Aim of the task: Retype each line of the material exactly, please, skipping any picture in it.

..............................

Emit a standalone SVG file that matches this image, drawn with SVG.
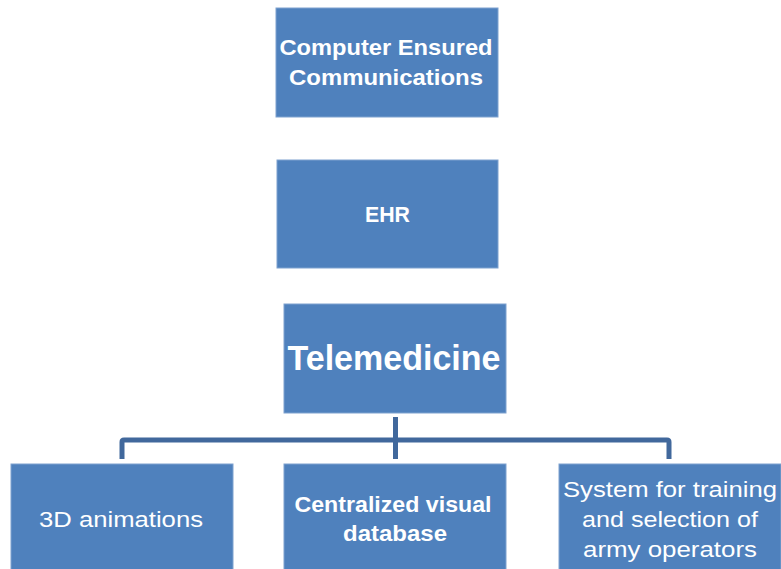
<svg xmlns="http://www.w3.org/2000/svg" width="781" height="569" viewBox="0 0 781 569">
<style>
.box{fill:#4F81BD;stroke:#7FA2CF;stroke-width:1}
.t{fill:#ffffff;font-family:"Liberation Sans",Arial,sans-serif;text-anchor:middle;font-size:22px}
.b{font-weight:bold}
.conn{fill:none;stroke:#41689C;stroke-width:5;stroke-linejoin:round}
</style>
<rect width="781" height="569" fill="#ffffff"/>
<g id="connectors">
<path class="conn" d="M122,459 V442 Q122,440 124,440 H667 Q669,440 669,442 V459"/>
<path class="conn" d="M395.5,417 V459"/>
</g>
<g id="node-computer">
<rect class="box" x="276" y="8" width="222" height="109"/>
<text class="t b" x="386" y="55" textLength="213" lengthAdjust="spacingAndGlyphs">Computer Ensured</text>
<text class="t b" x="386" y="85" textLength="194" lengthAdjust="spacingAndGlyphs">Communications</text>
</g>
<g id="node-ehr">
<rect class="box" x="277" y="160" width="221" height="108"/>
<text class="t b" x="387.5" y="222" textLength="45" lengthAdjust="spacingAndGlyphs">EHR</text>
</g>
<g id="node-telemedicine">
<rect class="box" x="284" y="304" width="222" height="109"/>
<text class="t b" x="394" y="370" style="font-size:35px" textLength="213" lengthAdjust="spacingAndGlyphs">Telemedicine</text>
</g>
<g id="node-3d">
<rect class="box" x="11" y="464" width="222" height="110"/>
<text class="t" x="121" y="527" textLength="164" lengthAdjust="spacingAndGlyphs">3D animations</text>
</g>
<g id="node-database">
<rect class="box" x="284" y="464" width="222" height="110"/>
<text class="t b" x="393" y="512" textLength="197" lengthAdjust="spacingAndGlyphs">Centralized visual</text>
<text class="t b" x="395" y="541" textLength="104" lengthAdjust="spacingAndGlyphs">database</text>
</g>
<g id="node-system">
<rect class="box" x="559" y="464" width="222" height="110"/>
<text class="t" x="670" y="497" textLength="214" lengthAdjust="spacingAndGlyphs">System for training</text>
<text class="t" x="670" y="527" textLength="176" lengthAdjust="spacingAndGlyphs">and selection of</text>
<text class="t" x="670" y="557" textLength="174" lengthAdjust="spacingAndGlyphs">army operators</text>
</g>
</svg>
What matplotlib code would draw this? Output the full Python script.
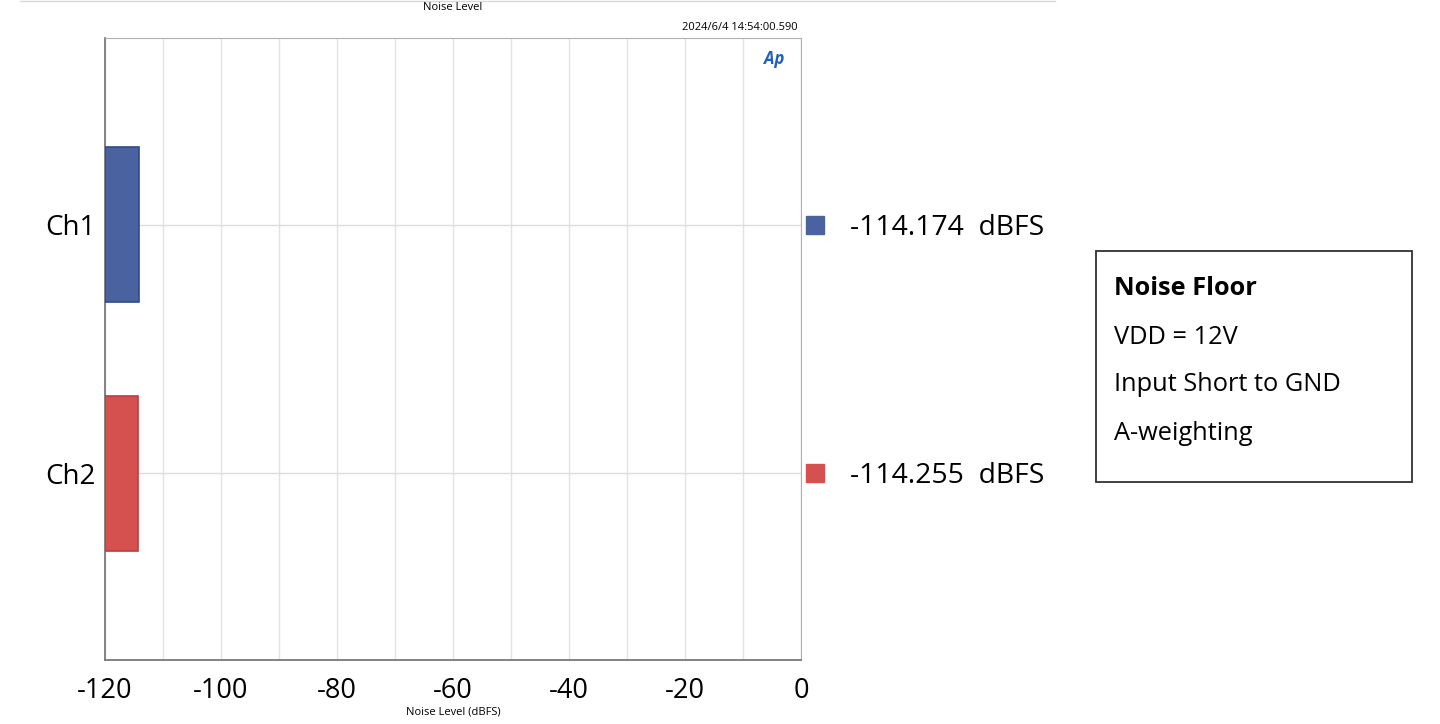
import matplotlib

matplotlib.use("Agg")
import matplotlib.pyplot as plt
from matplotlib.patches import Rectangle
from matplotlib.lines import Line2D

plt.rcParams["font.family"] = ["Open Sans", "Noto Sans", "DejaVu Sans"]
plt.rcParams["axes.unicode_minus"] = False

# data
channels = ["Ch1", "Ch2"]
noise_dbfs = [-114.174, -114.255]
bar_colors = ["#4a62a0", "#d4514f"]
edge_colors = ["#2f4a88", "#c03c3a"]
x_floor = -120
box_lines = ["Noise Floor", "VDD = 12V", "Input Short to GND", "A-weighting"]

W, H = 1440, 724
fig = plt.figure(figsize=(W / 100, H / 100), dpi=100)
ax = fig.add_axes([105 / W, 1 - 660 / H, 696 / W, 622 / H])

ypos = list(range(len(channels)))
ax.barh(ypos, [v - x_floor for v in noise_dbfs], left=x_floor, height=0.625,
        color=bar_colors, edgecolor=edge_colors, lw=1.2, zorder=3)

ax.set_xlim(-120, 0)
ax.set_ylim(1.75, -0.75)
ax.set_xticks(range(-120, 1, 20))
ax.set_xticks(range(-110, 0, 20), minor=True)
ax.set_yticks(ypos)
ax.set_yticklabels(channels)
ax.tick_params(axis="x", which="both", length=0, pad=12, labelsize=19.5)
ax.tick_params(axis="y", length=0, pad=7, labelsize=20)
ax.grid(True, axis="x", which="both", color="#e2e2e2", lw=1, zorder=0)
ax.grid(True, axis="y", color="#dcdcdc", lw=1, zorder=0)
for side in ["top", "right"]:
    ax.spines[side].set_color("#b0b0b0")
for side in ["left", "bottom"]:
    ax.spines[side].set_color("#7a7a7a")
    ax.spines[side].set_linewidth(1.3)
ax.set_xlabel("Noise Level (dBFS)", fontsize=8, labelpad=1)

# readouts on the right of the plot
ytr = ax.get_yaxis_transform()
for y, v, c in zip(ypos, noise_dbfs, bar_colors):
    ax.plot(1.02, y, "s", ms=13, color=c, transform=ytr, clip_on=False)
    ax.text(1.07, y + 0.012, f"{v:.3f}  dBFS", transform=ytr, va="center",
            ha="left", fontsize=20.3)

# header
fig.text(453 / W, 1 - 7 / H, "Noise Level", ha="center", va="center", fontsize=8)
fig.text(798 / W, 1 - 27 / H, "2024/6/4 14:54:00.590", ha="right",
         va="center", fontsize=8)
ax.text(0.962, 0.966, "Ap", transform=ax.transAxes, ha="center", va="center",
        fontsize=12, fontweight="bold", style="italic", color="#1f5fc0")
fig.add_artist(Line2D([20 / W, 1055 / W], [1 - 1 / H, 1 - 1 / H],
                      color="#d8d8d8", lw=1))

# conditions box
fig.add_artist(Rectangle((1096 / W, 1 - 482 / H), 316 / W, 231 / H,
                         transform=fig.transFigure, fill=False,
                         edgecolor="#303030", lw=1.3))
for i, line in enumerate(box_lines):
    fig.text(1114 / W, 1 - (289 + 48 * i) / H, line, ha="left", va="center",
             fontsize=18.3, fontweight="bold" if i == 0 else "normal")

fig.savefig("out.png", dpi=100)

..............................

Answer to this problem:
Emit a standalone SVG file that matches this image, drawn with SVG.
<svg xmlns="http://www.w3.org/2000/svg" width="781" height="569" viewBox="0 0 781 569">
<style>
.box{fill:#4F81BD;stroke:#7FA2CF;stroke-width:1}
.t{fill:#ffffff;font-family:"Liberation Sans",Arial,sans-serif;text-anchor:middle;font-size:22px}
.b{font-weight:bold}
.conn{fill:none;stroke:#41689C;stroke-width:5;stroke-linejoin:round}
</style>
<rect width="781" height="569" fill="#ffffff"/>
<g id="connectors">
<path class="conn" d="M122,459 V442 Q122,440 124,440 H667 Q669,440 669,442 V459"/>
<path class="conn" d="M395.5,417 V459"/>
</g>
<g id="node-computer">
<rect class="box" x="276" y="8" width="222" height="109"/>
<text class="t b" x="386" y="55" textLength="213" lengthAdjust="spacingAndGlyphs">Computer Ensured</text>
<text class="t b" x="386" y="85" textLength="194" lengthAdjust="spacingAndGlyphs">Communications</text>
</g>
<g id="node-ehr">
<rect class="box" x="277" y="160" width="221" height="108"/>
<text class="t b" x="387.5" y="222" textLength="45" lengthAdjust="spacingAndGlyphs">EHR</text>
</g>
<g id="node-telemedicine">
<rect class="box" x="284" y="304" width="222" height="109"/>
<text class="t b" x="394" y="370" style="font-size:35px" textLength="213" lengthAdjust="spacingAndGlyphs">Telemedicine</text>
</g>
<g id="node-3d">
<rect class="box" x="11" y="464" width="222" height="110"/>
<text class="t" x="121" y="527" textLength="164" lengthAdjust="spacingAndGlyphs">3D animations</text>
</g>
<g id="node-database">
<rect class="box" x="284" y="464" width="222" height="110"/>
<text class="t b" x="393" y="512" textLength="197" lengthAdjust="spacingAndGlyphs">Centralized visual</text>
<text class="t b" x="395" y="541" textLength="104" lengthAdjust="spacingAndGlyphs">database</text>
</g>
<g id="node-system">
<rect class="box" x="559" y="464" width="222" height="110"/>
<text class="t" x="670" y="497" textLength="214" lengthAdjust="spacingAndGlyphs">System for training</text>
<text class="t" x="670" y="527" textLength="176" lengthAdjust="spacingAndGlyphs">and selection of</text>
<text class="t" x="670" y="557" textLength="174" lengthAdjust="spacingAndGlyphs">army operators</text>
</g>
</svg>
What matplotlib code would draw this? Output the full Python script.
import matplotlib

matplotlib.use("Agg")
import matplotlib.pyplot as plt
from matplotlib.patches import Rectangle
from matplotlib.lines import Line2D

plt.rcParams["font.family"] = ["Open Sans", "Noto Sans", "DejaVu Sans"]
plt.rcParams["axes.unicode_minus"] = False

# data
channels = ["Ch1", "Ch2"]
noise_dbfs = [-114.174, -114.255]
bar_colors = ["#4a62a0", "#d4514f"]
edge_colors = ["#2f4a88", "#c03c3a"]
x_floor = -120
box_lines = ["Noise Floor", "VDD = 12V", "Input Short to GND", "A-weighting"]

W, H = 1440, 724
fig = plt.figure(figsize=(W / 100, H / 100), dpi=100)
ax = fig.add_axes([105 / W, 1 - 660 / H, 696 / W, 622 / H])

ypos = list(range(len(channels)))
ax.barh(ypos, [v - x_floor for v in noise_dbfs], left=x_floor, height=0.625,
        color=bar_colors, edgecolor=edge_colors, lw=1.2, zorder=3)

ax.set_xlim(-120, 0)
ax.set_ylim(1.75, -0.75)
ax.set_xticks(range(-120, 1, 20))
ax.set_xticks(range(-110, 0, 20), minor=True)
ax.set_yticks(ypos)
ax.set_yticklabels(channels)
ax.tick_params(axis="x", which="both", length=0, pad=12, labelsize=19.5)
ax.tick_params(axis="y", length=0, pad=7, labelsize=20)
ax.grid(True, axis="x", which="both", color="#e2e2e2", lw=1, zorder=0)
ax.grid(True, axis="y", color="#dcdcdc", lw=1, zorder=0)
for side in ["top", "right"]:
    ax.spines[side].set_color("#b0b0b0")
for side in ["left", "bottom"]:
    ax.spines[side].set_color("#7a7a7a")
    ax.spines[side].set_linewidth(1.3)
ax.set_xlabel("Noise Level (dBFS)", fontsize=8, labelpad=1)

# readouts on the right of the plot
ytr = ax.get_yaxis_transform()
for y, v, c in zip(ypos, noise_dbfs, bar_colors):
    ax.plot(1.02, y, "s", ms=13, color=c, transform=ytr, clip_on=False)
    ax.text(1.07, y + 0.012, f"{v:.3f}  dBFS", transform=ytr, va="center",
            ha="left", fontsize=20.3)

# header
fig.text(453 / W, 1 - 7 / H, "Noise Level", ha="center", va="center", fontsize=8)
fig.text(798 / W, 1 - 27 / H, "2024/6/4 14:54:00.590", ha="right",
         va="center", fontsize=8)
ax.text(0.962, 0.966, "Ap", transform=ax.transAxes, ha="center", va="center",
        fontsize=12, fontweight="bold", style="italic", color="#1f5fc0")
fig.add_artist(Line2D([20 / W, 1055 / W], [1 - 1 / H, 1 - 1 / H],
                      color="#d8d8d8", lw=1))

# conditions box
fig.add_artist(Rectangle((1096 / W, 1 - 482 / H), 316 / W, 231 / H,
                         transform=fig.transFigure, fill=False,
                         edgecolor="#303030", lw=1.3))
for i, line in enumerate(box_lines):
    fig.text(1114 / W, 1 - (289 + 48 * i) / H, line, ha="left", va="center",
             fontsize=18.3, fontweight="bold" if i == 0 else "normal")

fig.savefig("out.png", dpi=100)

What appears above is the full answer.